◆ Source material

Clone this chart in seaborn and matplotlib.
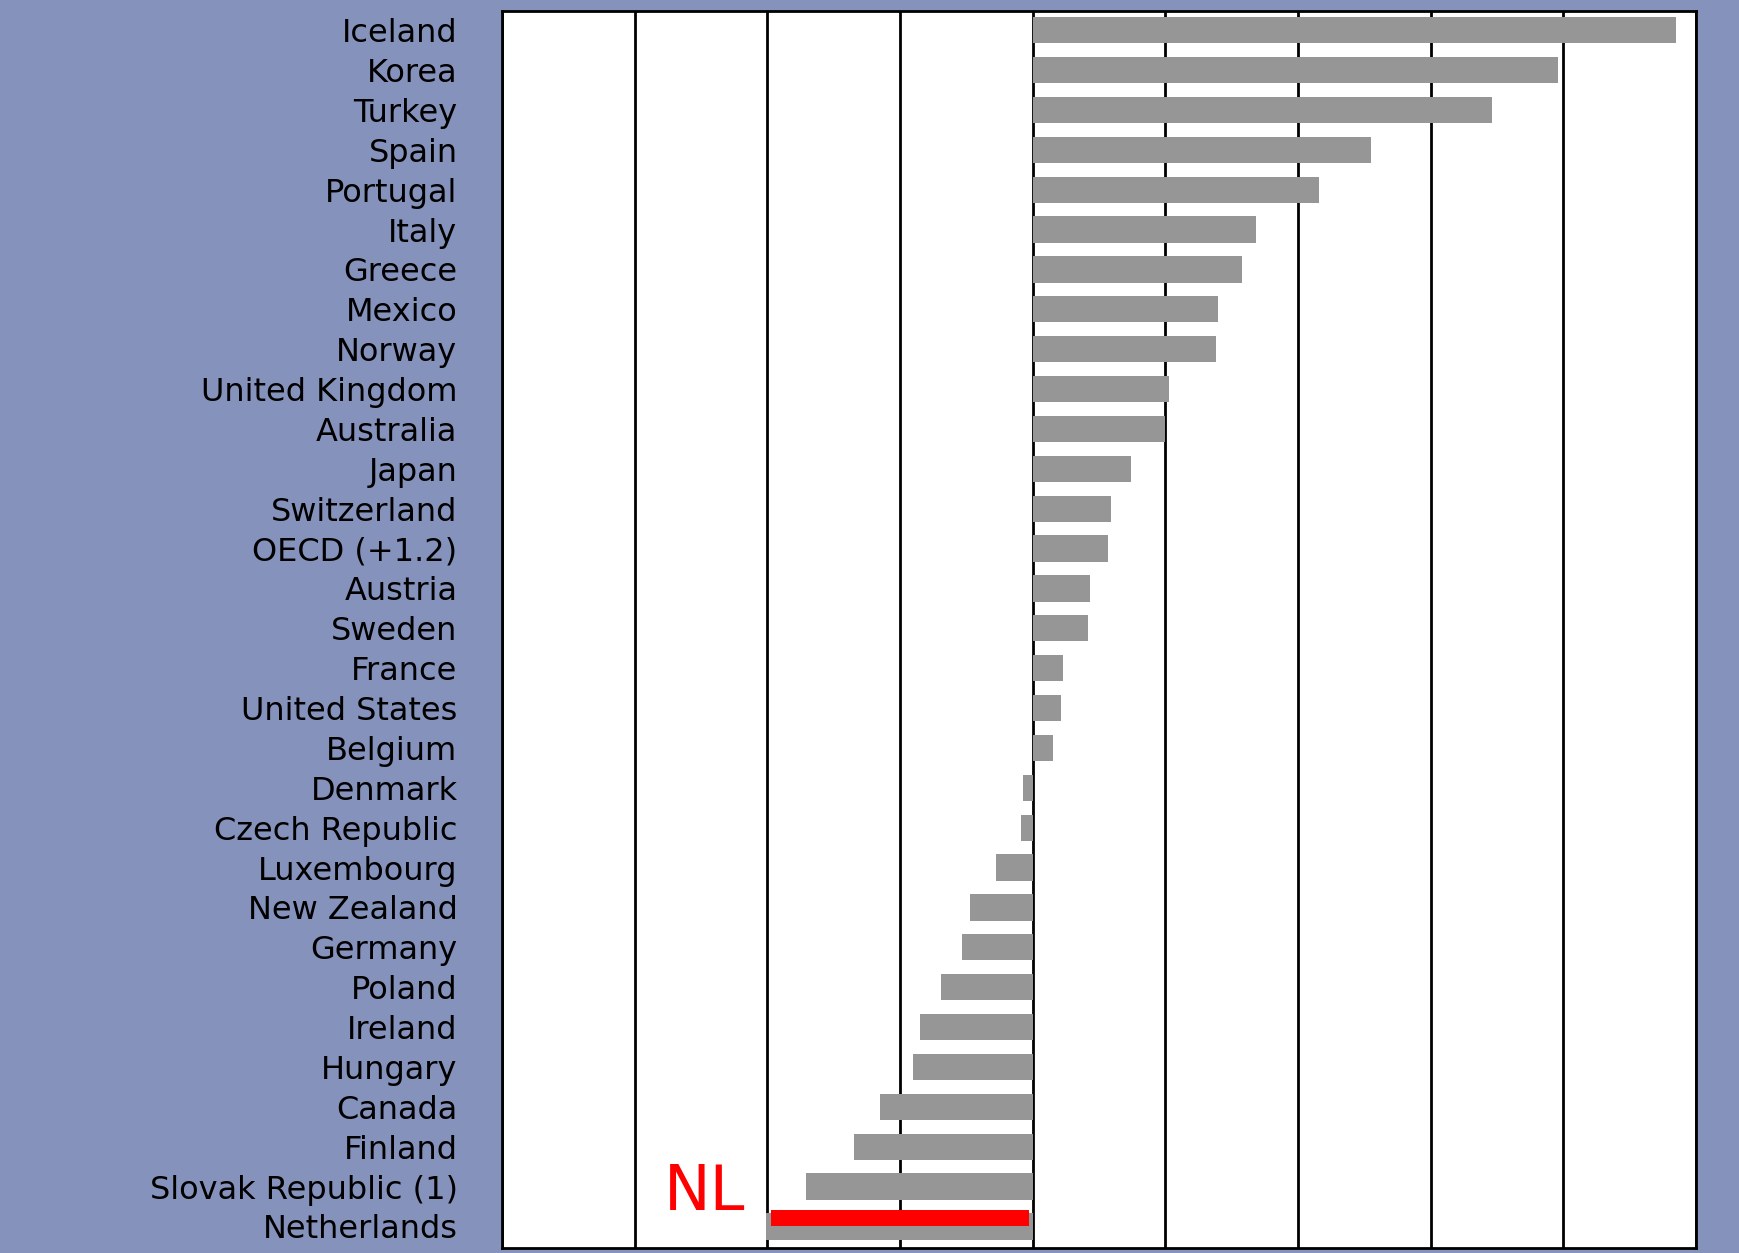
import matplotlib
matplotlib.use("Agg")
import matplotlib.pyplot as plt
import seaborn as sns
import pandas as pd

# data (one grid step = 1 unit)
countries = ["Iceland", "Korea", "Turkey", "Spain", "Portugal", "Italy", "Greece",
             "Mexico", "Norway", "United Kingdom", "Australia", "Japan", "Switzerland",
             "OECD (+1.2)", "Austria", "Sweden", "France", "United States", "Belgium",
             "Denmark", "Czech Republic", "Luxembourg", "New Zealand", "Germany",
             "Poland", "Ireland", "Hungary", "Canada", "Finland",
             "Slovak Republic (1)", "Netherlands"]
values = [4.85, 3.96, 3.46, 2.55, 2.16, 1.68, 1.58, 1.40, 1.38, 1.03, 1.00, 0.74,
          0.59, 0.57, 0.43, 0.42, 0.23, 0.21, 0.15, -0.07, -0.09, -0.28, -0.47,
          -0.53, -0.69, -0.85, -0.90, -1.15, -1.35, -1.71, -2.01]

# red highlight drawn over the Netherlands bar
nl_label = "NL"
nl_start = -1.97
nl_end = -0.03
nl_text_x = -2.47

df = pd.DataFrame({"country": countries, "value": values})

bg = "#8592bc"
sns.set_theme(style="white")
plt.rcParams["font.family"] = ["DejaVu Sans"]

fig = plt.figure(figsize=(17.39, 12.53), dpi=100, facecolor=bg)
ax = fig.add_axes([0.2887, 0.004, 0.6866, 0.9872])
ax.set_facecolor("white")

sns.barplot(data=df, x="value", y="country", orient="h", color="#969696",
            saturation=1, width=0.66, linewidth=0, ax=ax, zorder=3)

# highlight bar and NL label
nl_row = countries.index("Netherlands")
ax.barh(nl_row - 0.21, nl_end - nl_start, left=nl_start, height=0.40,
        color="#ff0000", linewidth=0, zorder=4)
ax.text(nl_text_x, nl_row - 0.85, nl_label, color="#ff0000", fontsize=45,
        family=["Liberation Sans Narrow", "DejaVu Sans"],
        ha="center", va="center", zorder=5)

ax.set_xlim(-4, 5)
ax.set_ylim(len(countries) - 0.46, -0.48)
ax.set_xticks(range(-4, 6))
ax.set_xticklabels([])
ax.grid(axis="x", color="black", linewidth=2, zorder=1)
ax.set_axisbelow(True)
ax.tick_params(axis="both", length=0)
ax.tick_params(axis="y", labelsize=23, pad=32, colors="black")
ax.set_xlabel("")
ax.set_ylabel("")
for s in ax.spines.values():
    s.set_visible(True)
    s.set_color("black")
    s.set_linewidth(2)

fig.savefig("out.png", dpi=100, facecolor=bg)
--
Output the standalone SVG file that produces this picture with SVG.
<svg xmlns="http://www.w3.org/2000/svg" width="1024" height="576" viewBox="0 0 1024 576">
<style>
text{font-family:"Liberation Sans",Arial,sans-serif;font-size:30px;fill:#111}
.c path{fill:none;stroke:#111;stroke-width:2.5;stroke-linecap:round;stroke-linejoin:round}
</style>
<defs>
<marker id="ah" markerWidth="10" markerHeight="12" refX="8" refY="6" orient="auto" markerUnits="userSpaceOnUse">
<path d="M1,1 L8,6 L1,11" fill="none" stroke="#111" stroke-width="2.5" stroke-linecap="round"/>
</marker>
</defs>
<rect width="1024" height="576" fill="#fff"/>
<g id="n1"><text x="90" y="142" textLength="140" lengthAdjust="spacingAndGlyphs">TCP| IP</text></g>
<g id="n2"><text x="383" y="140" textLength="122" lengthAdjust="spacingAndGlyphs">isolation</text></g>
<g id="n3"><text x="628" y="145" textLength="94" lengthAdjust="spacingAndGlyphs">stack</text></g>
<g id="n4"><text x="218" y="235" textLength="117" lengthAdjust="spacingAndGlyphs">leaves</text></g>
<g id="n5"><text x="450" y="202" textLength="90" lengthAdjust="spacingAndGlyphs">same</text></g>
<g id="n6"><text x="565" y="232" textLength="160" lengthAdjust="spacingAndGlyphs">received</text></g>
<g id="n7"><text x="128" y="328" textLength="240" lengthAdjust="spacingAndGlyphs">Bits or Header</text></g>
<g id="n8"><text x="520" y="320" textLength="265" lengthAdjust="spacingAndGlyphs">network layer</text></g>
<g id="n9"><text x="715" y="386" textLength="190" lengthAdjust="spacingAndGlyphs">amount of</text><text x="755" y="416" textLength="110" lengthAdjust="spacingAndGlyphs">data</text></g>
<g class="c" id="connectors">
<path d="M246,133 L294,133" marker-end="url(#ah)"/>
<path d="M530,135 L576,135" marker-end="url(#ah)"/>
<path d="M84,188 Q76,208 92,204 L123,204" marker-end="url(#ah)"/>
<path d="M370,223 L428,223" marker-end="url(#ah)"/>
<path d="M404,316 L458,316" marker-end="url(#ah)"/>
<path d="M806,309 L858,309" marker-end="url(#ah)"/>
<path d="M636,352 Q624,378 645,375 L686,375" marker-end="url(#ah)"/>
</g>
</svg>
--
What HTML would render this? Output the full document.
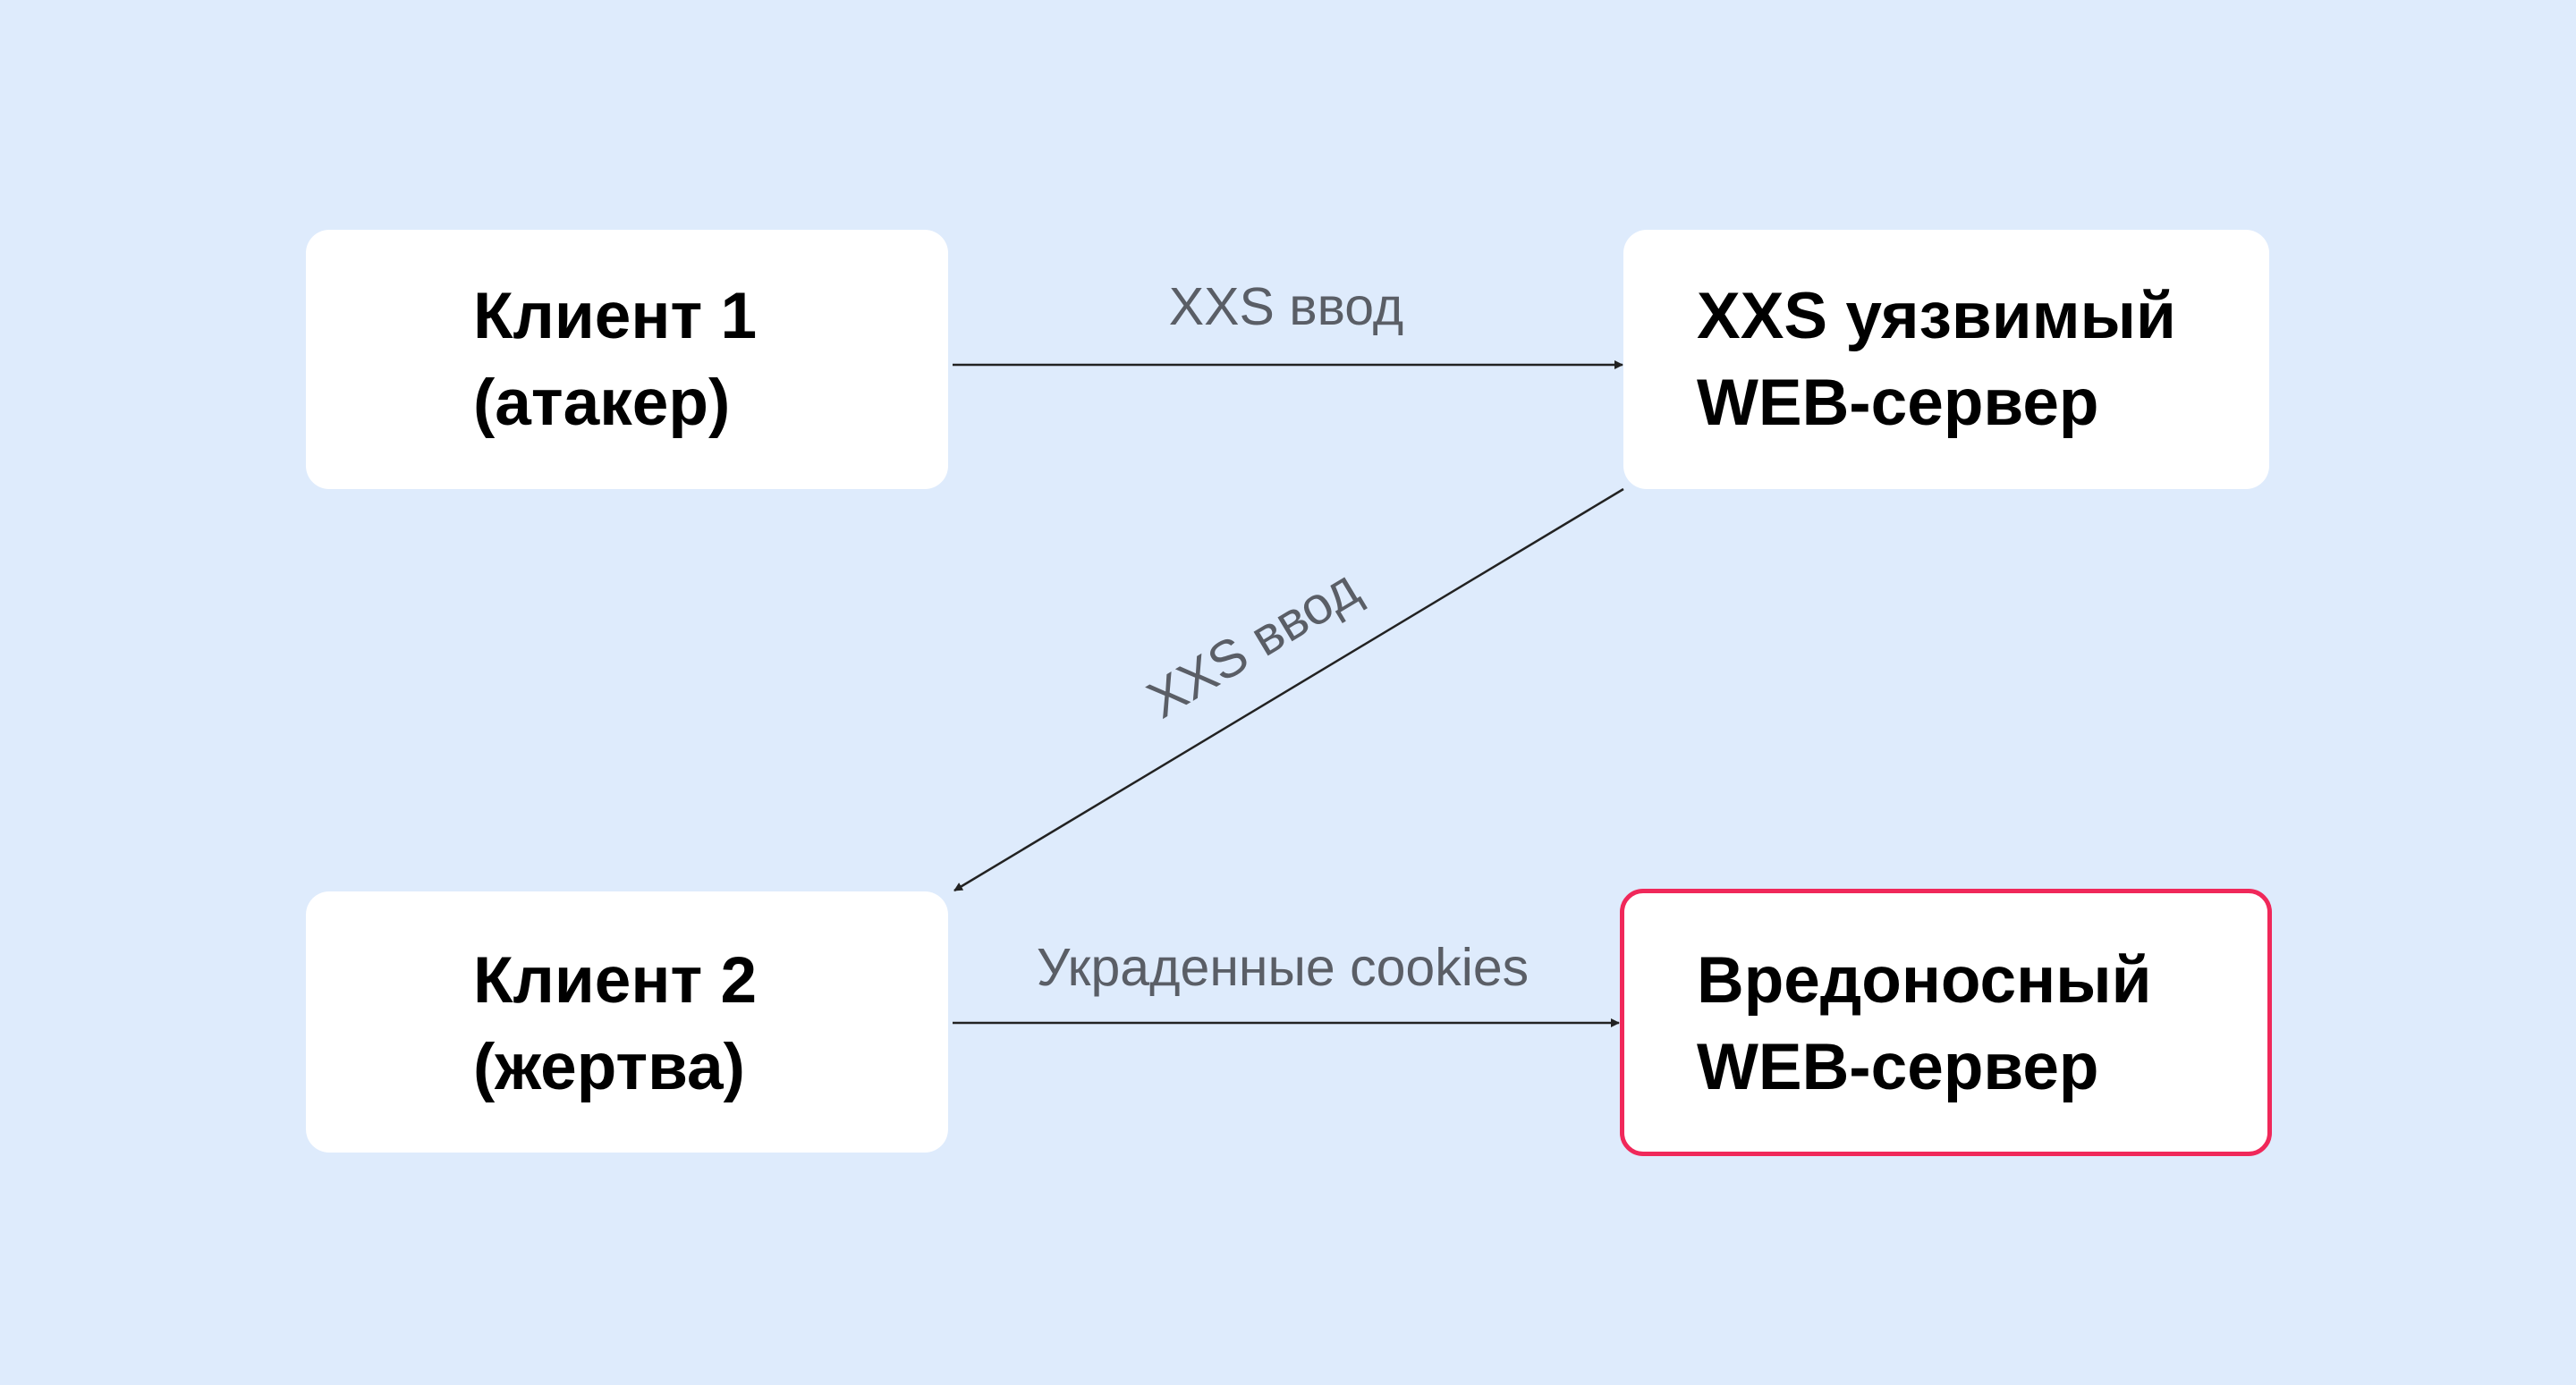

◆ Goal
Include both the line containing "Clone this chart in seaborn and matplotlib." and the line containing "import pandas as pd" when you write out everything between them, exactly. Leave the pictures out.

◆ Output below
Clone this chart in seaborn and matplotlib.
import matplotlib
matplotlib.use("Agg")
import matplotlib.pyplot as plt
import seaborn as sns
import pandas as pd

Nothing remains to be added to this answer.